A picture of neglect
While this argument is sound in theory, there is little to prove that fund managers of close-end funds put this freedom to good use. The close-end funds that exist today (mainly tax saving funds launched in the 1990s) have lagged woefully behind their open- end peers in generating returns for their investors over a five-year period. Over the past five years, the average close end fund has managed an absolute return of 215 per cent. Open-end funds are leagues ahead, with a 300 per cent return! If you ranked all equity funds by their absolute returns over the past five years, more than half the funds would have bettered Morgan Stanley Growth Fund, the sole close-end fund to remain listed on the exchanges. Even fund houses that have been adept at managing open-end equity funds have not replicated this success with their close-end tax-saving funds launched in the1990s. Why, despite greater leeway to the fund manager, do close-end funds deliver lower returns than open-end funds? Well, too little pressure on the fund manager to deliver performance is probably as bad as too much pressure. The impression that one gathers from the returns for some close-end funds is that of neglect.
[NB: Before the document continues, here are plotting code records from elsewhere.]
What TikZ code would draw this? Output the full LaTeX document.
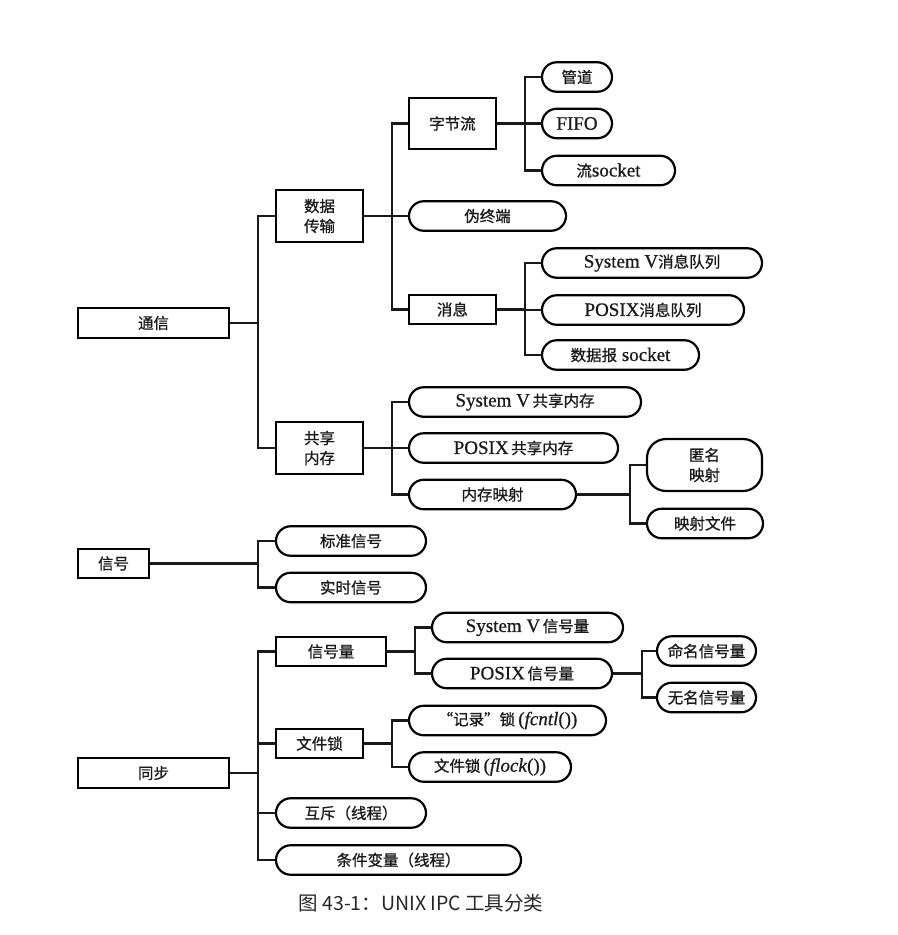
\documentclass[tikz,border=0pt]{standalone}
\usepackage{fontspec}
\setmainfont{Liberation Serif}
\newfontfamily\zh{Noto Sans CJK SC}[FakeBold=0.8]
\newfontfamily\capfont{Noto Sans CJK SC}
\newfontfamily\lat{Liberation Serif}[FakeBold=0.7]
\newcommand\la[1]{{\lat\fontsize{19bp}{20bp}\selectfont #1}}
\usetikzlibrary{shapes.misc}
\begin{document}
\begin{tikzpicture}[x=1bp,y=-1bp,
  every node/.style={font=\zh\fontsize{15.5bp}{20bp}\selectfont, text=black!90, inner sep=0pt, line width=2.2bp, align=center},
  sq/.style={draw, rectangle, minimum height=29bp},
  rr/.style={draw, rounded rectangle, minimum height=29.5bp},
  edge/.style={line width=2.2bp, black!90, line join=miter}]
\useasboundingbox (0,0) rectangle (898,935);
% buses
\coordinate (b1) at (258,0);
\coordinate (b2) at (392,0);
\coordinate (b3) at (525,0);
\coordinate (b4) at (630,0);
\coordinate (b5) at (415,0);
\coordinate (b6) at (642,0);
% rectangles
\node[sq, minimum width=151bp, minimum height=30bp] (tx) at (153.5,323) {通信};
\node[sq, minimum width=87bp, minimum height=52bp] (sj) at (319.5,216) {数据\\传输};
\node[sq, minimum width=87bp, minimum height=51bp] (zjl) at (452.5,123.5) {字节流};
\node[sq, minimum width=87bp] (xx) at (452.5,309.5) {消息};
\node[sq, minimum width=87bp, minimum height=52bp] (gx) at (319.5,448) {共享\\内存};
\node[sq, minimum width=71bp] (xh) at (113.5,563.5) {信号};
\node[sq, minimum width=110bp] (xhl) at (331,651.5) {信号量};
\node[sq, minimum width=87bp] (wjs) at (319.5,743.5) {文件锁};
\node[sq, minimum width=151bp, minimum height=30bp] (tb) at (153.5,773) {同步};
% rounded
\node[rr, minimum width=70bp] (gd) at (577,77) {管道};
\node[rr, minimum width=70bp] (fifo) at (577,123.5) {\la{FIFO}};
\node[rr, minimum width=133bp] (lsock) at (608.5,170.5) {流\la{socket}};
\node[rr, minimum width=157bp] (wzd) at (487.5,216) {伪终端};
\node[rr, minimum width=220bp] (svmq) at (652,263) {\la{System V}消息队列};
\node[rr, minimum width=202bp] (pmq) at (643,310) {\la{POSIX}消息队列};
\node[rr, minimum width=157bp] (dgs) at (620.5,355) {数据报\la{ socket}};
\node[rr, minimum width=232bp] (svshm) at (525,402) {\la{System V}\,共享内存};
\node[rr, minimum width=209bp] (pshm) at (513.5,448) {\la{POSIX}\,共享内存};
\node[rr, minimum width=167bp] (ncys) at (492.5,494.5) {内存映射};
\node[draw, rectangle, rounded corners=19bp, minimum width=115bp, minimum height=52bp] (nmys) at (704.5,465) {匿名\\映射};
\node[rr, minimum width=116bp] (yswj) at (705,523.5) {映射文件};
\node[rr, minimum width=150bp] (bzxh) at (351,541) {标准信号};
\node[rr, minimum width=150bp] (ssxh) at (351,587.5) {实时信号};
\node[rr, minimum width=191bp] (svsem) at (527.5,627.5) {\la{System V}\,信号量};
\node[rr, minimum width=180bp] (psem) at (522,673.5) {\la{POSIX}\,信号量};
\node[rr, minimum width=99bp] (mmsem) at (706.5,651) {命名信号量};
\node[rr, minimum width=99bp] (wmsem) at (706.5,697.5) {无名信号量};
\node[rr, minimum width=197bp] (jls) at (507.5,720.5) {“记录”锁\la{\,(\textit{fcntl}())}};
\node[rr, minimum width=162bp] (flk) at (490,767) {文件锁\la{\,(\textit{flock}())}};
\node[rr, minimum width=150bp] (hc) at (351,813) {互斥（线程）};
\node[rr, minimum width=245bp] (tjbl) at (398.5,860) {条件变量（线程）};
% caption
\node[font=\capfont\fontsize{19.5bp}{22bp}\selectfont, text=black!85] (cap) at (421,903) {图 43-1：UNIX IPC 工具分类};
% connectors
\newcommand\br[3]{\foreach \ch in {#3} {\draw[edge] (#1.east) -- (#1.east -| #2) |- (\ch.west);}}
\br{tx}{b1}{sj,gx}
\br{sj}{b2}{zjl,wzd,xx}
\br{zjl}{b3}{gd,fifo,lsock}
\br{xx}{b3}{svmq,pmq,dgs}
\br{gx}{b2}{svshm,pshm,ncys}
\br{ncys}{b4}{nmys,yswj}
\br{xh}{b1}{bzxh,ssxh}
\br{tb}{b1}{xhl,wjs,hc,tjbl}
\br{xhl}{b5}{svsem,psem}
\br{psem}{b6}{mmsem,wmsem}
\br{wjs}{b2}{jls,flk}
\end{tikzpicture}
\end{document}
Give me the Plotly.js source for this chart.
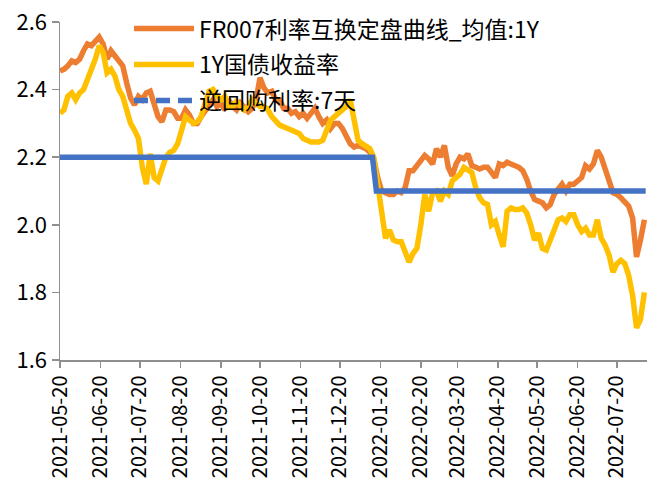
<!DOCTYPE html>
<html>
<head>
<meta charset="utf-8">
<script src="https://cdn.plot.ly/plotly-3.0.1.min.js"></script>
<style>html,body{margin:0;padding:0;background:#fff;}#chart{width:647px;height:488px;}</style>
</head>
<body>
<div id="chart"></div>
<script>
// Dates (every 3 calendar days)
const dates = [
"2021-05-20","2021-05-23","2021-05-26","2021-05-29",
"2021-06-01","2021-06-04","2021-06-07","2021-06-10","2021-06-13","2021-06-16","2021-06-19","2021-06-22","2021-06-25","2021-06-28",
"2021-07-01","2021-07-04","2021-07-07","2021-07-10","2021-07-13","2021-07-16","2021-07-19","2021-07-22","2021-07-25","2021-07-28","2021-07-31",
"2021-08-03","2021-08-06","2021-08-09","2021-08-12","2021-08-15","2021-08-18","2021-08-21","2021-08-24","2021-08-27","2021-08-30",
"2021-09-02","2021-09-05","2021-09-08","2021-09-11","2021-09-14","2021-09-17","2021-09-20","2021-09-23","2021-09-26","2021-09-29",
"2021-10-02","2021-10-05","2021-10-08","2021-10-11","2021-10-14","2021-10-17","2021-10-20","2021-10-23","2021-10-26","2021-10-29",
"2021-11-01","2021-11-04","2021-11-07","2021-11-10","2021-11-13","2021-11-16","2021-11-19","2021-11-22","2021-11-25","2021-11-28",
"2021-12-01","2021-12-04","2021-12-07","2021-12-10","2021-12-13","2021-12-16","2021-12-19","2021-12-22","2021-12-25","2021-12-28","2021-12-31",
"2022-01-03","2022-01-06","2022-01-09","2022-01-12","2022-01-15","2022-01-18","2022-01-21","2022-01-24","2022-01-27","2022-01-30",
"2022-02-02","2022-02-05","2022-02-08","2022-02-11","2022-02-14","2022-02-17","2022-02-20","2022-02-23","2022-02-26",
"2022-03-01","2022-03-04","2022-03-07","2022-03-10","2022-03-13","2022-03-16","2022-03-19","2022-03-22","2022-03-25","2022-03-28","2022-03-31",
"2022-04-03","2022-04-06","2022-04-09","2022-04-12","2022-04-15","2022-04-18","2022-04-21","2022-04-24","2022-04-27","2022-04-30",
"2022-05-03","2022-05-06","2022-05-09","2022-05-12","2022-05-15","2022-05-18","2022-05-21","2022-05-24","2022-05-27","2022-05-30",
"2022-06-02","2022-06-05","2022-06-08","2022-06-11","2022-06-14","2022-06-17","2022-06-20","2022-06-23","2022-06-26","2022-06-29",
"2022-07-02","2022-07-05","2022-07-08","2022-07-11","2022-07-14","2022-07-17","2022-07-20","2022-07-23","2022-07-26","2022-07-29",
"2022-08-01","2022-08-04","2022-08-07","2022-08-10"
];

// FR007 swap fixing, 1Y mean
const fr007 = [
2.455,2.46,2.47,2.485,
2.48,2.49,2.515,2.535,2.53,2.545,2.555,2.535,2.49,2.515,
2.50,2.49,2.47,2.42,2.375,2.355,2.38,2.37,2.39,2.395,2.35,
2.32,2.305,2.34,2.34,2.335,2.315,2.315,2.34,2.325,2.30,
2.30,2.32,2.335,2.35,2.37,2.35,2.36,2.34,2.37,2.35,
2.34,2.36,2.35,2.335,2.345,2.37,2.435,2.405,2.39,2.395,
2.37,2.37,2.345,2.345,2.33,2.335,2.32,2.33,2.315,2.33,
2.345,2.32,2.30,2.31,2.285,2.30,2.30,2.285,2.265,2.24,2.23,
2.235,2.23,2.225,2.215,2.195,2.14,2.10,2.095,2.09,2.09,
2.10,2.095,2.11,2.16,2.16,2.175,2.19,2.205,2.195,
2.18,2.225,2.20,2.235,2.17,2.145,2.18,2.20,2.195,2.21,2.175,
2.17,2.165,2.17,2.17,2.155,2.14,2.18,2.175,2.185,2.18,
2.175,2.17,2.16,2.135,2.10,2.075,2.07,2.065,2.05,2.06,
2.09,2.105,2.12,2.10,2.12,2.12,2.13,2.14,2.175,2.165,
2.18,2.22,2.20,2.17,2.13,2.095,2.09,2.08,2.07,2.055,
2.02,1.905,1.955,2.015
];

// 1Y government bond yield
const cgb1y = [
2.33,2.34,2.38,2.39,
2.37,2.39,2.40,2.43,2.455,2.49,2.53,2.51,2.45,2.46,
2.44,2.40,2.38,2.335,2.30,2.28,2.255,2.17,2.12,2.21,2.14,
2.13,2.16,2.20,2.215,2.22,2.24,2.28,2.32,2.31,2.30,
2.305,2.32,2.36,2.395,2.40,2.38,2.37,2.38,2.35,2.35,
2.365,2.35,2.34,2.35,2.37,2.36,2.35,2.35,2.34,2.32,
2.305,2.295,2.29,2.285,2.28,2.275,2.27,2.255,2.25,2.245,
2.245,2.245,2.25,2.28,2.31,2.32,2.33,2.335,2.35,2.37,2.30,
2.25,2.24,2.23,2.225,2.20,2.12,2.03,1.96,1.985,1.955,
1.95,1.95,1.92,1.89,1.915,1.93,2.00,2.09,2.04,
2.095,2.10,2.07,2.10,2.09,2.13,2.14,2.15,2.17,2.16,2.155,
2.11,2.08,2.065,2.06,2.00,2.01,1.97,1.935,2.04,2.05,
2.045,2.045,2.05,2.035,2.00,1.955,1.975,1.93,1.925,1.955,
1.99,2.015,2.02,2.01,2.03,2.03,2.00,1.98,1.99,1.97,
1.97,2.015,1.96,1.94,1.91,1.86,1.885,1.895,1.885,1.85,
1.79,1.695,1.72,1.80
];

// Reverse repo rate: 7 days
const repoDates = ["2021-05-20","2022-01-14","2022-01-17","2022-08-11"];
const repo7d = [2.2,2.2,2.1,2.1];

const seriesNames = ["FR007利率互换定盘曲线_均值:1Y","1Y国债收益率","逆回购利率:7天"];
const xTicks = ["2021-05-20","2021-06-20","2021-07-20","2021-08-20","2021-09-20","2021-10-20","2021-11-20","2021-12-20","2022-01-20","2022-02-20","2022-03-20","2022-04-20","2022-05-20","2022-06-20","2022-07-20"];
const yTicks = [1.6,1.8,2.0,2.2,2.4,2.6];

const FONT = '"Noto Sans CJK SC", "Noto Sans", sans-serif';

const traces = [
  {x: dates, y: fr007, name: seriesNames[0], type: 'scatter', mode: 'lines',
   line: {color: '#ED7D31', width: 5.5}, legendgroup: 'a'},
  {x: dates, y: cgb1y, name: seriesNames[1], type: 'scatter', mode: 'lines',
   line: {color: '#FFC000', width: 5.5}, legendgroup: 'b'},
  {x: repoDates, y: repo7d, name: seriesNames[2], type: 'scatter', mode: 'lines',
   line: {color: '#4472C4', width: 5.5}, showlegend: false, legendgroup: 'c'},
  {x: [null], y: [null], name: seriesNames[2], type: 'scatter', mode: 'lines',
   line: {color: '#4472C4', width: 5.5, dash: '14px,8px'}, legendgroup: 'c', hoverinfo: 'skip'}
];

const layout = {
  width: 647, height: 488,
  margin: {l: 60, r: 0, t: 22, b: 128, pad: 0},
  paper_bgcolor: '#ffffff', plot_bgcolor: '#ffffff',
  font: {family: FONT, size: 23, color: '#000000'},
  showlegend: true,
  legend: {
    x: 0.1176, xanchor: 'left', y: 1.044, yanchor: 'top',
    bgcolor: 'rgba(0,0,0,0)', borderwidth: 0,
    font: {family: FONT, size: 23, color: '#000000'},
    itemwidth: 60, tracegroupgap: 3, traceorder: 'grouped'
  },
  xaxis: {
    type: 'date', range: ['2021-05-20', '2022-08-12'],
    tickmode: 'array', tickvals: xTicks, ticktext: xTicks,
    tickangle: -90, ticks: 'outside', ticklen: 6, tickwidth: 1.5, tickcolor: '#8f8f8f',
    showline: true, linecolor: '#8f8f8f', linewidth: 1.5,
    showgrid: false, zeroline: false,
    tickfont: {family: FONT, size: 20, color: '#000000'}
  },
  yaxis: {
    range: [1.6, 2.6], tickmode: 'array', tickvals: yTicks,
    ticktext: yTicks.map(v => v.toFixed(1)),
    ticks: 'outside', ticklen: 7, tickwidth: 1.5, tickcolor: '#8f8f8f',
    showline: true, linecolor: '#8f8f8f', linewidth: 1.5,
    showgrid: false, zeroline: false,
    tickfont: {family: FONT, size: 22, color: '#000000'}
  }
};

Plotly.newPlot('chart', traces, layout, {displayModeBar: false, staticPlot: true});
</script>
</body>
</html>
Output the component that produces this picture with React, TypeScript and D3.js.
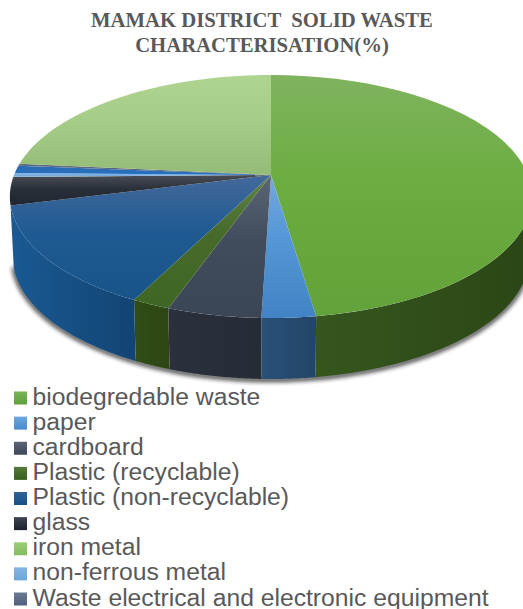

If a fund house is managing both open and close end funds, rarely does it depute its star fund manager to the close-end fund. Since portfolio disclosures from close end funds are also sporadic at best, investors rarely have the opportunity to question the stock choices made. In a pure close-end fund, investors also cannot vote with their feet when the fund fails to deliver. They must simply stay put until the fund is wound up.
Leave it to the market
A large-scale shift in investor preference from open- to close-end funds is also not desirable for a healthy marketplace. Slowly but surely, investor money, over the past few years, has been migrating towards funds and fund houses that have built a convincing long-term track record. This automatically provides fund houses and managers with the incentive to deliver better performance. Tracking the pattern of fund flows across years, you would find clear evidence that Indian investors do have more than a clue about long-term fund performance. Fund houses such as Franklin Templeton and HDFC have managed steady inflows into their better performing diversified funds over two/three years. Investors have also been nimble enough to notice the comeback of SBI Mutual Fund's schemes over the past two years and buy into them at the right time. Not only does money flow into fund houses with a good record, investors are also discerning about the record of individual products managed by a fund house.
A compromise formula
All this suggests that open-end funds have several merits that need to be retained, while new products are structured. Yes, there are certain segments of the mutual fund market, where a close-end structure can mean a lot of value for investors. Fixed-tenure debt funds, where investors start out with a good idea of the kind of yields they can expect from the fund, are welcome. A fund that focuses on small-cap stocks would also benefit from a stable corpus. Because of the limited liquidity on such stocks, investors in a small-cap fund could pay a disproportionate price, if a section of assets move in and out at frequent intervals. But a hybrid structure could effectively marry the benefits of both open- and close-end funds. An interval fund, which does not accept fresh money, but opens a periodic repurchase window to allow investors to sell units, would work well. This is the structure adopted by the Franklin India Smaller Companies Fund. If speculative punting on the fund is the worry, investors could be deterred from frequent entry and exits through a stiff load structure. Given that Indian investors tend to be very cost-conscious, a stiff exit load will surely be effective. If corporate and large investors are the problem, separate products could be floated for retail investors, with a cap on investment size. If the idea is to detract investors from a "short-term mindset," then forcing them to stay with a fund irrespective of how it performs, is certainly not the solution. Liquidity is now one of the key selling points for mutual fund investments. Fund houses should continue to offer this. If equity funds do continue to outperform other investment avenues the way they have over the past few years, investors will make a decision to stay for the long term, on their own.